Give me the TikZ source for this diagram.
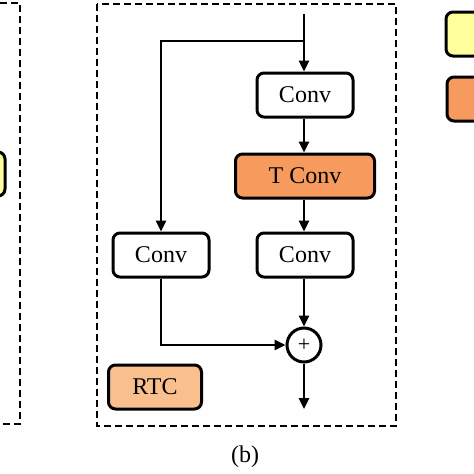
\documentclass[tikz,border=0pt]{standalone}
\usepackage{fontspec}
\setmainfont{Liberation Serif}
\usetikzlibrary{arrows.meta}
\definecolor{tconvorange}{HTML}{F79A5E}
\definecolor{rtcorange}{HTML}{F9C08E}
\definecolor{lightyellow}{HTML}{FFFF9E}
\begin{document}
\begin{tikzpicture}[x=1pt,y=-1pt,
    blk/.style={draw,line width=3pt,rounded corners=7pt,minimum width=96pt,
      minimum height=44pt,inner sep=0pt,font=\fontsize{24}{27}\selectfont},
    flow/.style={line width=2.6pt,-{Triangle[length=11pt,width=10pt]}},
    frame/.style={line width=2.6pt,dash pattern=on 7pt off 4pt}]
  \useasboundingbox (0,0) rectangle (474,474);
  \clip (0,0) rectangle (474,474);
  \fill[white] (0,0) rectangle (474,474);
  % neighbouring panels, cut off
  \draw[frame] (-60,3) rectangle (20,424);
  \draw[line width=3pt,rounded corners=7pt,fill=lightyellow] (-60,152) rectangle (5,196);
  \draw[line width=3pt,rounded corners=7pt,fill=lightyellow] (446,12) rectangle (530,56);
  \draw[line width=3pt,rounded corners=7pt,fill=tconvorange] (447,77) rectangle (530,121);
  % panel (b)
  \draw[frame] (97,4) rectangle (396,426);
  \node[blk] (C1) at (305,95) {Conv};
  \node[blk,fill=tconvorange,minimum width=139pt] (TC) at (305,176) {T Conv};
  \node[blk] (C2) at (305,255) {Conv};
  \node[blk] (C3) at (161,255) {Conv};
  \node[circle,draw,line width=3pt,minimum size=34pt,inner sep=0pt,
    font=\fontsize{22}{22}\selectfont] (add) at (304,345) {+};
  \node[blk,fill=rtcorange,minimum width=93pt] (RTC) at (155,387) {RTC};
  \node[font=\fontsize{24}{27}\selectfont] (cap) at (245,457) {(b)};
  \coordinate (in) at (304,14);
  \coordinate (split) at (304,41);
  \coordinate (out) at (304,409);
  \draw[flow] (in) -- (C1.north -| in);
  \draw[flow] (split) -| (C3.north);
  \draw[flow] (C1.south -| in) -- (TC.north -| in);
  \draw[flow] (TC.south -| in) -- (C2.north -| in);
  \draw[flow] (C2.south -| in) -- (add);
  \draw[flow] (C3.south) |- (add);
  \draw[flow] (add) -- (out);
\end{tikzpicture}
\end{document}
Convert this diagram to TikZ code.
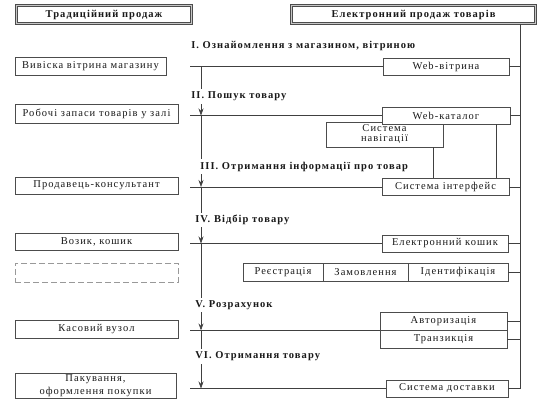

STATED TASK =>
Extract the entries in full, exactly as they are, minus the pictures.

EXERCISE RESULT =>
Give me the TikZ source for this diagram.
\documentclass[tikz,border=0pt]{standalone}
\usepackage{fontspec}
\setmainfont{Liberation Serif}
\usetikzlibrary{arrows.meta}
\definecolor{tconvorange}{HTML}{F79A5E}
\definecolor{rtcorange}{HTML}{F9C08E}
\definecolor{lightyellow}{HTML}{FFFF9E}
\begin{document}
\begin{tikzpicture}[x=1pt,y=-1pt,
    blk/.style={draw,line width=3pt,rounded corners=7pt,minimum width=96pt,
      minimum height=44pt,inner sep=0pt,font=\fontsize{24}{27}\selectfont},
    flow/.style={line width=2.6pt,-{Triangle[length=11pt,width=10pt]}},
    frame/.style={line width=2.6pt,dash pattern=on 7pt off 4pt}]
  \useasboundingbox (0,0) rectangle (474,474);
  \clip (0,0) rectangle (474,474);
  \fill[white] (0,0) rectangle (474,474);
  % neighbouring panels, cut off
  \draw[frame] (-60,3) rectangle (20,424);
  \draw[line width=3pt,rounded corners=7pt,fill=lightyellow] (-60,152) rectangle (5,196);
  \draw[line width=3pt,rounded corners=7pt,fill=lightyellow] (446,12) rectangle (530,56);
  \draw[line width=3pt,rounded corners=7pt,fill=tconvorange] (447,77) rectangle (530,121);
  % panel (b)
  \draw[frame] (97,4) rectangle (396,426);
  \node[blk] (C1) at (305,95) {Conv};
  \node[blk,fill=tconvorange,minimum width=139pt] (TC) at (305,176) {T Conv};
  \node[blk] (C2) at (305,255) {Conv};
  \node[blk] (C3) at (161,255) {Conv};
  \node[circle,draw,line width=3pt,minimum size=34pt,inner sep=0pt,
    font=\fontsize{22}{22}\selectfont] (add) at (304,345) {+};
  \node[blk,fill=rtcorange,minimum width=93pt] (RTC) at (155,387) {RTC};
  \node[font=\fontsize{24}{27}\selectfont] (cap) at (245,457) {(b)};
  \coordinate (in) at (304,14);
  \coordinate (split) at (304,41);
  \coordinate (out) at (304,409);
  \draw[flow] (in) -- (C1.north -| in);
  \draw[flow] (split) -| (C3.north);
  \draw[flow] (C1.south -| in) -- (TC.north -| in);
  \draw[flow] (TC.south -| in) -- (C2.north -| in);
  \draw[flow] (C2.south -| in) -- (add);
  \draw[flow] (C3.south) |- (add);
  \draw[flow] (add) -- (out);
\end{tikzpicture}
\end{document}
Convert this diagram to TikZ code.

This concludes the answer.